Exercise instructions: State the number of lines, and only that number, in which the word "this" appears.

Extracted records:

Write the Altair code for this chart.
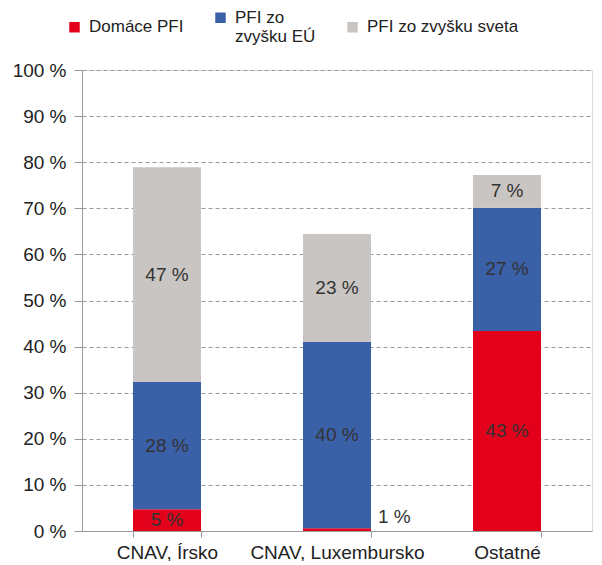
import altair as alt
import pandas as pd

categories = ["CNAV, Írsko", "CNAV, Luxembursko", "Ostatné"]
series = ["Domáce PFI", "PFI zo zvyšku EÚ", "PFI zo zvyšku sveta"]
domace = [4.7, 0.6, 43.4]
eu = [27.6, 40.4, 26.7]
svet = [46.6, 23.4, 7.1]
labels_domace = ["5 %", "1 %", "43 %"]
labels_eu = ["28 %", "40 %", "27 %"]
labels_svet = ["47 %", "23 %", "7 %"]
colors = ["#E2001A", "#3A60A8", "#C9C5C2"]

rows = []
for i, cat in enumerate(categories):
    base = 0.0
    for s_idx, (vals, labs) in enumerate([(domace, labels_domace), (eu, labels_eu), (svet, labels_svet)]):
        v = vals[i]
        rows.append({
            "cat": cat, "series": series[s_idx], "order": s_idx,
            "start": base, "end": base + v, "mid": base + v / 2,
            "value": v, "label": labs[i],
        })
        base += v
df = pd.DataFrame(rows)

FONT = "Liberation Sans"

x_enc = alt.X("cat:N", sort=categories, title=None,
              scale=alt.Scale(paddingInner=0.6, paddingOuter=0.3),
              axis=alt.Axis(labelAngle=0, tickBand="extent", tickSize=6,
                            labelFontSize=19, labelColor="#222", labelPadding=6,
                            domainColor="#999", tickColor="#999", labelFont=FONT))

bars = alt.Chart(df).mark_bar().encode(
    x=x_enc,
    y=alt.Y("start:Q", title=None,
            scale=alt.Scale(domain=[0, 100], nice=False),
            axis=alt.Axis(values=list(range(0, 101, 10)),
                          labelExpr="datum.value + ' %'",
                          grid=True, gridDash=[4, 3], gridColor="#999",
                          domainColor="#999", tickColor="#999", tickSize=8,
                          labelFontSize=19, labelColor="#222", labelPadding=8,
                          labelFont=FONT)),
    y2="end:Q",
    color=alt.Color("series:N", sort=series,
                    scale=alt.Scale(domain=series, range=colors),
                    legend=alt.Legend(title=None, orient="none", legendX=-16, legendY=-61,
                                      direction="horizontal", symbolType="square",
                                      symbolSize=110, symbolStrokeWidth=0,
                                      labelFontSize=17, labelColor="#222", labelFont=FONT,
                                      columnPadding=28, labelOffset=6,
                                      labelExpr="datum.label == 'PFI zo zvyšku EÚ' ? ['PFI zo', 'zvyšku EÚ'] : datum.label")),
)

text_main = alt.Chart(df).transform_filter("datum.value >= 2").mark_text(
    fontSize=19, color="#333", font=FONT, baseline="middle"
).encode(x=alt.X("cat:N", sort=categories), y="mid:Q", text="label:N")

text_small = alt.Chart(df).transform_filter("datum.value < 2").mark_text(
    fontSize=19, color="#333", font=FONT, baseline="bottom", align="left", dx=41, dy=-4
).encode(x=alt.X("cat:N", sort=categories), y="start:Q", text="label:N")

chart = alt.layer(bars, text_main, text_small).properties(
    width=510, height=461,
    autosize=alt.AutoSizeParams(type="none"),
    padding={"left": 74, "top": 62, "right": 2, "bottom": 30},
).configure_view(stroke=None).configure(font=FONT)

chart.save("out.html", embed_options={"renderer": "svg", "actions": False})
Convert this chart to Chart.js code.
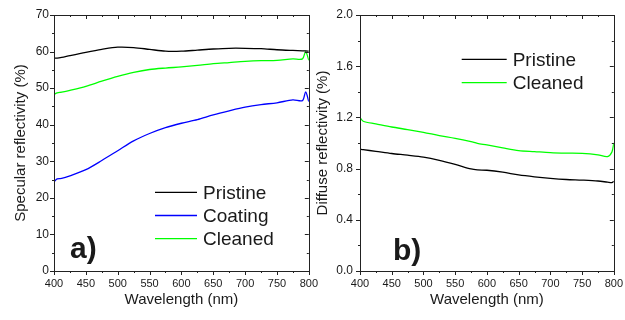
<!DOCTYPE html>
<html>
<head>
    <title>Reflectivity</title>
    <script src="https://cdn.jsdelivr.net/npm/chart.js"></script>
    <style>
        body { margin: 0; background: #fff; }
        #wrap { position: relative; width: 625px; height: 320px; }
        canvas { position: absolute; top: 0; }
    </style>
</head>
<body>
<div id="wrap">
    <canvas id="specChart" width="320" height="320" style="left:0px"></canvas>
    <canvas id="diffChart" width="320" height="320" style="left:305px"></canvas>
</div>
<script>
// panel a) specular reflectivity
const wlSpec = [400, 405, 412, 425, 450, 475, 500, 525, 550, 575, 600, 625, 650, 675, 700, 725, 750, 775, 790, 795, 800];
const specPristine = [58.2, 58.2, 58.4, 58.9, 59.8, 60.6, 61.2, 61.1, 60.6, 60.1, 60.1, 60.4, 60.7, 60.9, 60.9, 60.8, 60.5, 60.3, 60.2, 60.2, 60.1];
const specCoating = [24.4, 25.2, 25.3, 26.0, 27.7, 30.2, 32.9, 35.6, 37.6, 39.2, 40.4, 41.4, 42.7, 43.8, 44.8, 45.5, 46.0, 46.8, 46.6, 49.0, 46.3];
const specCleaned = [48.3, 48.7, 48.9, 49.4, 50.5, 51.9, 53.2, 54.3, 55.1, 55.5, 55.8, 56.2, 56.7, 57.0, 57.3, 57.5, 57.6, 58.0, 58.0, 60.0, 57.6];

// panel b) diffuse reflectivity
const wlDiff = [400, 405, 425, 450, 475, 500, 525, 550, 575, 585, 600, 625, 650, 675, 700, 725, 750, 775, 790, 797, 800];
const diffPristine = [0.952, 0.948, 0.935, 0.918, 0.905, 0.890, 0.865, 0.833, 0.797, 0.790, 0.787, 0.772, 0.751, 0.736, 0.724, 0.715, 0.710, 0.703, 0.694, 0.690, 0.700];
const diffCleaned = [1.200, 1.170, 1.150, 1.125, 1.105, 1.083, 1.058, 1.036, 1.010, 0.997, 0.985, 0.962, 0.941, 0.933, 0.925, 0.921, 0.919, 0.908, 0.894, 0.930, 1.000];

const xTicks = [400, 450, 500, 550, 600, 650, 700, 750, 800];

Chart.defaults.font.family = "'Liberation Sans', Arial, sans-serif";
Chart.defaults.color = '#1a1a1a';

function pts(xs, ys) {
    return xs.map((x, i) => ({ x: x, y: ys[i] }));
}

// frame, minor ticks, inside legend and the panel letter
const framePlugin = {
    id: 'frame',
    afterDraw(chart, args, opts) {
        const ctx = chart.ctx;
        const a = chart.chartArea;
        const sx = chart.scales.x, sy = chart.scales.y;
        ctx.save();
        ctx.strokeStyle = '#222';
        ctx.lineWidth = 1;
        ctx.strokeRect(Math.round(a.left) + 0.5, Math.round(a.top) + 0.5,
            Math.round(a.right - a.left), Math.round(a.bottom - a.top));

        ctx.beginPath();
        for (let v = sx.min; v <= sx.max + 0.001; v += 25) {
            const len = (v % 50 === 0) ? 4 : 2;
            const px = Math.round(sx.getPixelForValue(v)) + 0.5;
            ctx.moveTo(px, a.bottom); ctx.lineTo(px, a.bottom + len);
            ctx.moveTo(px, a.top); ctx.lineTo(px, a.top + len);
        }
        const n = Math.round((sy.max - sy.min) / opts.yMinor);
        for (let i = 0; i <= n; i++) {
            const v = sy.min + i * opts.yMinor;
            const len = (i % 2 === 0) ? 4 : 2;
            const py = Math.round(sy.getPixelForValue(v)) + 0.5;
            ctx.moveTo(a.left, py); ctx.lineTo(a.left - len, py);
            ctx.moveTo(a.right, py); ctx.lineTo(a.right - len, py);
        }
        ctx.stroke();

        // legend
        const lg = opts.legend;
        ctx.font = "19px 'Liberation Sans', Arial, sans-serif";
        ctx.textBaseline = 'middle';
        ctx.fillStyle = '#1a1a1a';
        chart.data.datasets.forEach((ds, i) => {
            const y = lg.y + i * lg.dy;
            ctx.strokeStyle = ds.borderColor;
            ctx.lineWidth = 1.3;
            ctx.beginPath();
            ctx.moveTo(lg.x1, y); ctx.lineTo(lg.x2, y);
            ctx.stroke();
            ctx.fillText(ds.label, lg.x2 + 6, y + 1);
        });

        // panel letter
        ctx.font = "bold 30px 'Liberation Sans', Arial, sans-serif";
        ctx.textBaseline = 'alphabetic';
        ctx.fillText(opts.letter.text, opts.letter.x, opts.letter.y);
        ctx.restore();
    }
};

function makePanel(id, datasets, yOpts, frameOpts) {
    return new Chart(document.getElementById(id), {
        type: 'line',
        data: { datasets: datasets },
        options: {
            responsive: false,
            animation: false,
            layout: { padding: { top: 15, bottom: 0, left: 0, right: frameOpts.right } },
            elements: { point: { radius: 0 }, line: { borderWidth: 1.3, tension: 0.3 } },
            plugins: {
                legend: { display: false },
                tooltip: { enabled: false },
                frame: frameOpts
            },
            scales: {
                x: {
                    type: 'linear',
                    min: 400,
                    max: 800,
                    afterBuildTicks: s => { s.ticks = xTicks.map(v => ({ value: v })); },
                    afterFit: s => { s.height = 49; },
                    grid: { drawOnChartArea: false, color: 'rgba(0,0,0,0)', tickLength: 4 },
                    border: { display: false },
                    ticks: { font: { size: 11 }, padding: 2, maxRotation: 0 },
                    title: { display: true, text: 'Wavelength (nm)', font: { size: 15 }, padding: { top: 0, bottom: 11 } }
                },
                y: {
                    min: yOpts.min,
                    max: yOpts.max,
                    afterBuildTicks: s => { s.ticks = yOpts.ticks.map(v => ({ value: v })); },
                    afterFit: s => { s.width = yOpts.width; },
                    grid: { drawOnChartArea: false, color: 'rgba(0,0,0,0)', tickLength: 4 },
                    border: { display: false },
                    ticks: { font: { size: 12 }, padding: yOpts.pad, callback: yOpts.fmt },
                    title: { display: true, text: yOpts.title, font: { size: 15 }, padding: { top: yOpts.titlePad, bottom: 0 } }
                }
            }
        },
        plugins: [framePlugin]
    });
}

makePanel('specChart', [
    { label: 'Pristine', data: pts(wlSpec, specPristine), borderColor: '#000000' },
    { label: 'Coating', data: pts(wlSpec, specCoating), borderColor: '#0000ff' },
    { label: 'Cleaned', data: pts(wlSpec, specCleaned), borderColor: '#00ff00' }
], {
    min: 0, max: 70, ticks: [0, 10, 20, 30, 40, 50, 60, 70],
    width: 54, pad: 1, titlePad: 12, fmt: v => String(v),
    title: 'Specular reflectivity (%)'
}, {
    right: 11, yMinor: 5,
    legend: { x1: 155, x2: 197, y: 192.3, dy: 23.2 },
    letter: { text: 'a)', x: 70, y: 258 }
});

makePanel('diffChart', [
    { label: 'Pristine', data: pts(wlDiff, diffPristine), borderColor: '#000000' },
    { label: 'Cleaned', data: pts(wlDiff, diffCleaned), borderColor: '#00ff00' }
], {
    min: 0, max: 2, ticks: [0, 0.4, 0.8, 1.2, 1.6, 2.0],
    width: 55, pad: 3, titlePad: 9, fmt: v => v.toFixed(1),
    title: 'Diffuse reflectivity (%)'
}, {
    right: 9.3, yMinor: 0.2,
    legend: { x1: 156.7, x2: 201.7, y: 59.3, dy: 23.4 },
    letter: { text: 'b)', x: 88, y: 260 }
});
</script>
</body>
</html>
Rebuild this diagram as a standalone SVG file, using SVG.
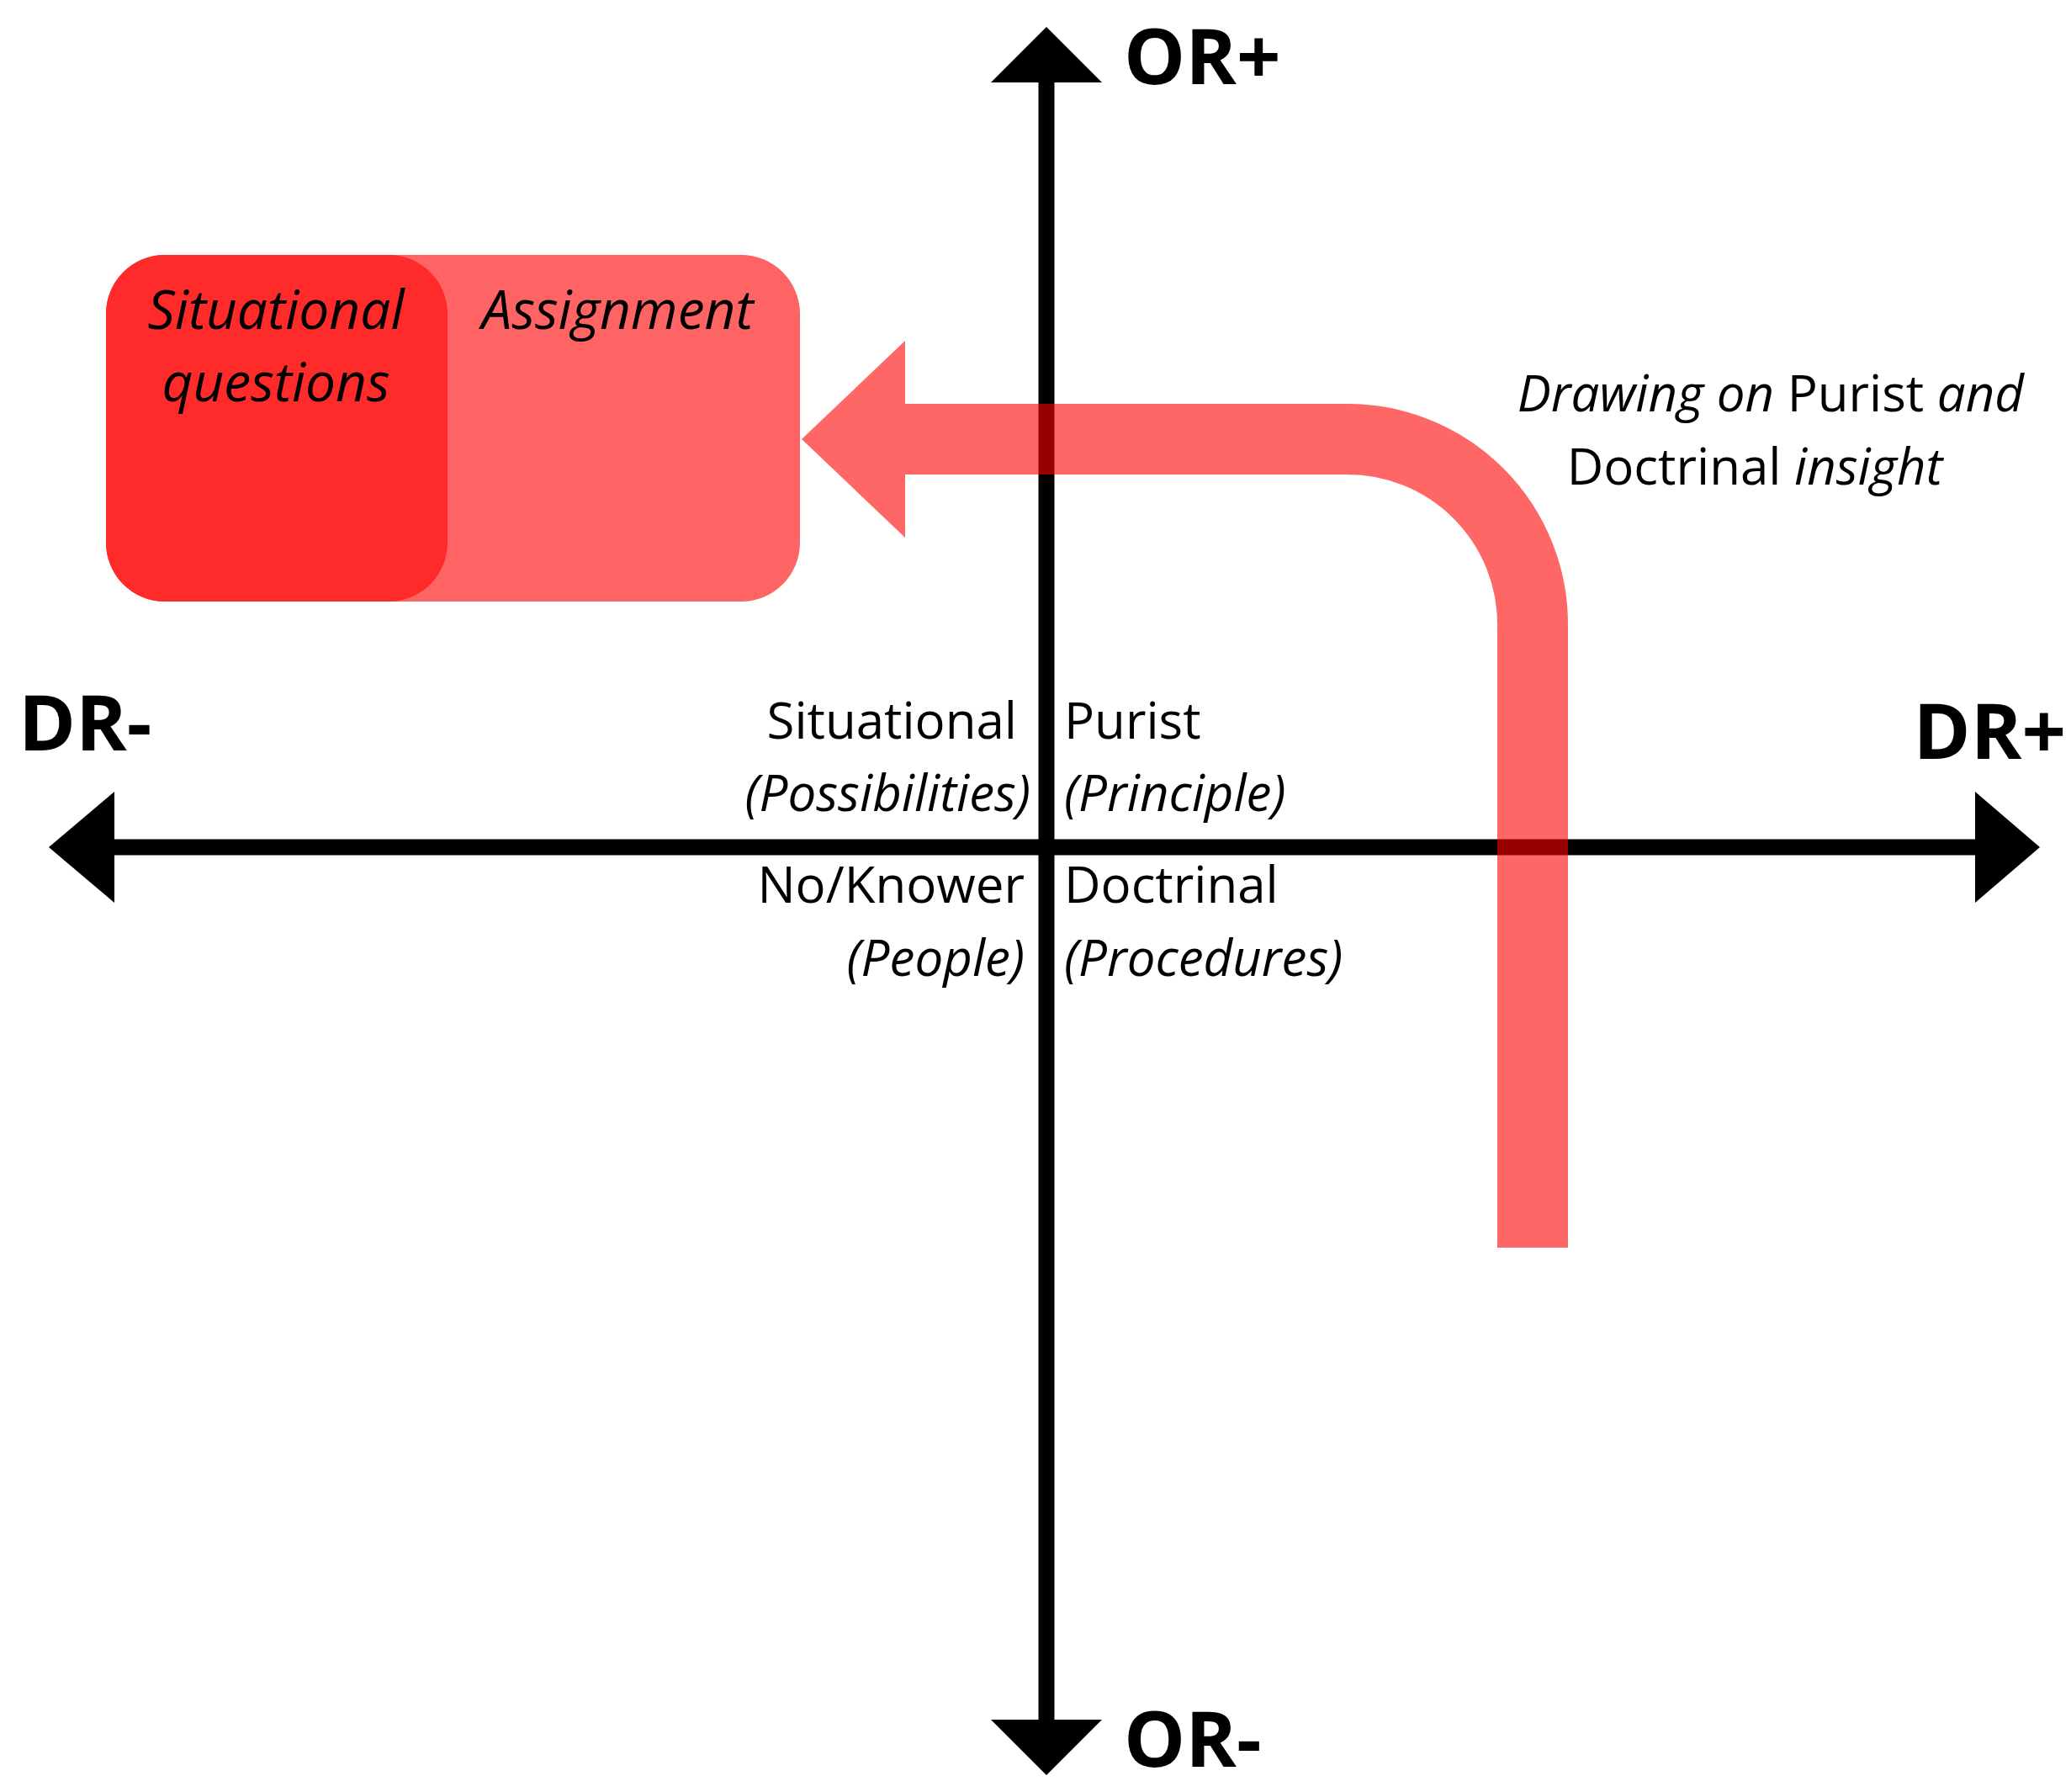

In response: 3